A roaring, billowing fire on March 5 in Fordham Heights tore through a supermarket and caused significant damage to its neighbors. The cause? A damaged lithium-ion battery that exploded. It stirred lawmakers to propose new safety standards.
“We were reminded yet again this past weekend of the escalating threat lithium-ion batteries poses to the public’s safety,” said U.S. Rep. Ritchie Torres said following the fire. “The time has come for the federal government to act because this problem is not isolated to just New York.
Torres unveiled “Setting Consumer Standards for Lithium-ion Battery Act.” The legislation would require the Consumer Product Safety Commission to establish a final consumer product safety standard for rechargeable lithium-ion batteries used in e-scooters and most bikes.
The five-alarm blaze that took more than five hours to get under control injured five fire fighters with minor injuries while one EMS and civilian suffered serious.
City fire department robotics supported operations in the fire to ease the fire as well. Drones aided in tactical decision-making on where the fire expanded to and gave the incident Commander an overview of the scene, which is not visible from the street, according to FDNY.
The fire department said that rechargeable lithium-ion batteries have caused almost 440 fires over the last four years leading to more than 300 injuries and 12 deaths with 2022 remaining the highest in all cases.
In 2021, 17 lithium-ion-related fires began in NYCHA properties; the following year, it decreased by one. And currently from January to March there has been only one.

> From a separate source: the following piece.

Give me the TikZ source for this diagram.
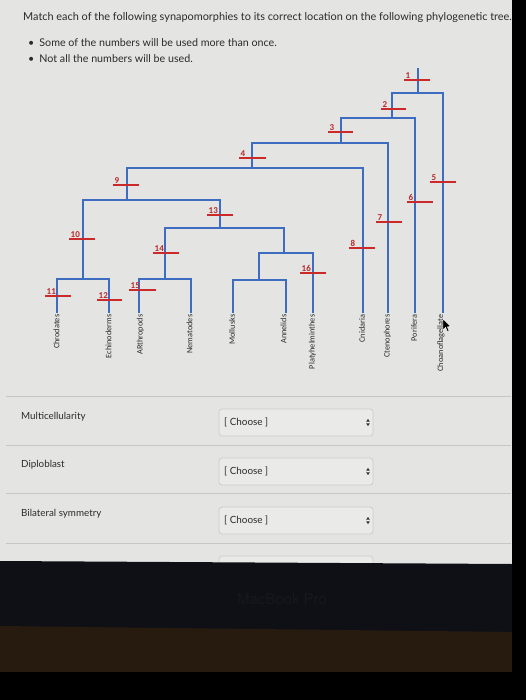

“That one building that was burnt down was terrible,” said Shahid Shamraz, owner of Skyview Cafe and Deli in North Riverdale. “You know a fire can catch on anything, but it must be mismanaged or something.”
Shamraz owns a moped that he charges outside his store, where they do 25 to 30 deliveries a day, he said.
Improper use or storage in extreme cold or hot environments can damage lithium-ion batteries. According to the Occupational Safety and Health Administration, the result can lead to damage and fire or explosion.
Two lawmakers joined the effort to address the concern of lithium-ion batteries. Assemblyman Jeffrey Dinowitz sponsored the first bill that would require all lithium-ion batteries and chargers for sale in New York to meet the minimum industry safety standard. The second bill, sponsored by Sen. Liz Krueger, would ban the sale of second-hand batteries used for e-bikes.
The first bill would pose civil penalties as low as $200 for first-time violations and $1,000 for continuous violations.
“ I don’t begrudge the hard-working delivery workers who rely on e-bikes to do their jobs, but at the same time we need to ensure that everyone is able to trust that their devices are safe to use and store,” Dinowitz said in a statement to The Riverdale Press.
“When a piece of equipment has the potential to cause so much damage, we simply cannot have a Wild West approach without any oversight,” Krueger said.
“Micromobility devices are here to stay, and their use is continuing to expand, so we must act quickly to ensure they are used responsibly that doesn’t put other people at risk.
The bills identify four organizations that approve devices that certify they are safe.
• Underwriters Laboratories
• The International Electrotechnical Commission
• The American National Standards Institute
• The Society of Automotive Aerospace Engineering
To see if your electronics are safe, just look at the little label on a power cord. There it reads the organization’s name or acronym.
“The undeniable cause of the tremendous increase in fire frequency, in my opinion, is the huge amount of shoddy lithium-ion batteries being bought and sold in New York City,” Dinowitz said.
“I believe cracking down on faulty products and second use batteries will restore confidence in rechargeable battery technology and will ultimately save lives through preventing fires before they even start.”
Torres has shown previous commitment to addressing the safety of others not only in New York — but throughout the whole country.
He sponsored the “Empowering the U.S Fire Administration Act” after the Twin Parks North West fire last year, which President Joe Biden signed into law. Torres is also co-sponsoring the “Safer Heat Act of 2023” to address concerns with portable heaters.